Услышав об этом, я тут же иду в Принстонскую библиотеку, ищу заболевания лимфатической системы и нахожу: «Опухоль лимфатических узлов. (1) Туберкулез лимфатических узлов. Диагностировать его очень легко…» – а следовательно, я решаю, что у Арлин что-то другое, раз врачи испытывают трудности в попытке это диагностировать.
Я начинаю читать о других заболеваниях: лимфаденема, лимфаденома, болезнь Ходжкина и прочее; все это – раковые образования того или иного кошмарного типа. Единственная разница между лимфаденемой и лимфаденомой состояла, насколько я смог понять после тщательного изучения, в следующем: если пациент умирает, это лимфаденома; если пациент живет – по крайней мере какое-то время, – это лимфаденема.

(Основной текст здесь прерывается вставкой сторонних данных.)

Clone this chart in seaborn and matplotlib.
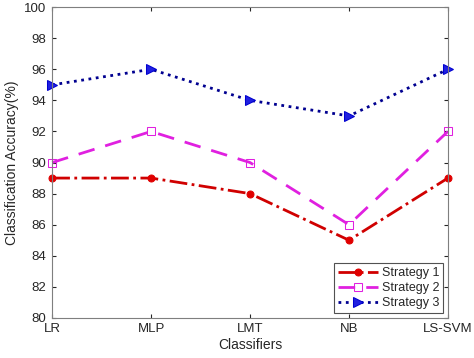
import pandas as pd
import seaborn as sns
import matplotlib.pyplot as plt

# Dados
classifiers = ['LR', 'MLP', 'LMT', 'NB', 'LS-SVM']
strategy1 = [89, 89, 88, 85, 89]
strategy2 = [90, 92, 90, 86, 92]
strategy3 = [95, 96, 94, 93, 96]

sns.set_style('white')
plt.rcParams['font.family'] = ['Liberation Sans', 'DejaVu Sans']

fig = plt.figure(figsize=(4.74, 3.58), dpi=100)
ax = fig.add_axes([0.110, 0.112, 0.835, 0.868])

pos = list(range(len(classifiers)))
styles = [
    ('Strategy 1', strategy1, dict(color='#d00000', linestyle='-.', marker='o', markersize=5,
                                   markerfacecolor='#e00000', markeredgecolor='#e00000')),
    ('Strategy 2', strategy2, dict(color='#e020e0', linestyle=(0, (6, 4)), marker='s', markersize=6,
                                   markerfacecolor='none', markeredgecolor='#e020e0')),
    ('Strategy 3', strategy3, dict(color='#000090', linestyle=':', marker='>', markersize=7,
                                   markerfacecolor='#2020e0', markeredgecolor='#0000d0')),
]
for name, vals, kw in styles:
    df = pd.DataFrame({'x': pos, 'y': vals})
    sns.lineplot(data=df, x='x', y='y', ax=ax, label=name, linewidth=2,
                 sort=False, clip_on=False, **kw)

ax.set_xlim(0, 4)
ax.set_ylim(80, 100)
ax.set_xticks(pos)
ax.set_xticklabels(classifiers)
ax.set_yticks(range(80, 101, 2))
ax.tick_params(direction='in', length=3, colors='#262626', labelsize=9.5,
               top=True, right=True, bottom=True, left=True, pad=4)
for sp in ax.spines.values():
    sp.set_color('#7f7f7f')
    sp.set_linewidth(0.8)
ax.set_xlabel('Classifiers', fontsize=10, color='#262626', labelpad=2)
ax.set_ylabel('Classification Accuracy(%)', fontsize=10, color='#262626', labelpad=4)

leg = ax.legend(loc='lower right', fontsize=9, frameon=True, fancybox=False,
                edgecolor='#262626', borderpad=0.3, labelspacing=0.25,
                handlelength=3.2, handletextpad=0.3, borderaxespad=0.4)
leg.get_frame().set_linewidth(0.8)

plt.savefig('out.png', dpi=100)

Так или иначе, я прочитал про все лимфатические заболевания и решил, что Арлин, вероятнее всего, неизлечимо больна. Тогда я слегка улыбнулся себе при мысли: «Держу пари, все, кто прочитал книгу по медицине, думают, что они смертельно больны». И все же, прочитав все очень внимательно, я никакого другого варианта отыскать не смог. Это было серьезно.
Потом я пошел на еженедельное чаепитие в Палмер-холл и обнаружил, что беседую с математиками так же, как и всегда, а ведь я только что узнал, что Арлин, вероятно, смертельно больна. Это было очень странно – как будто у меня два различных сознания.
Когда я приехал навестить Арлин, я пересказал ей шутку о людях, которые ничего не понимают в медицине и, читая медицинскую литературу, всегда обнаруживают, что они смертельно больны. Но еще я сказал ей, что, по-моему, у нас серьезные неприятности и что лучшее, что мне удалось выяснить, это что она неизлечимо больна. Мы обсудили различные заболевания, и я рассказал ей про каждое из них.
Одним из заболеваний, о которых я рассказал Арлин, была болезнь Ходжкина. Когда она после этого увидела своего врача, она его спросила:
– А не может это быть болезнь Ходжкина?
Он сказал:
– Ну да, такое возможно.
Она пошла в окружную больницу, и врач написал следующий диагноз: «Болезнь Ходжкина—?» Так я понял, что врач знал об этой проблеме не больше, чем я.
В окружной больнице Арлин, чтобы проверить диагноз, провели всевозможные анализы и рентгеновские обследования, а потом устроили консилиум для обсуждения этого специфического случая. Я помню, как ждал ее снаружи, в холле. Когда консилиум закончился, медсестра выкатила ее в инвалидном кресле. Вдруг из конференц-зала выбегает какой-то коротышка и догоняет нас.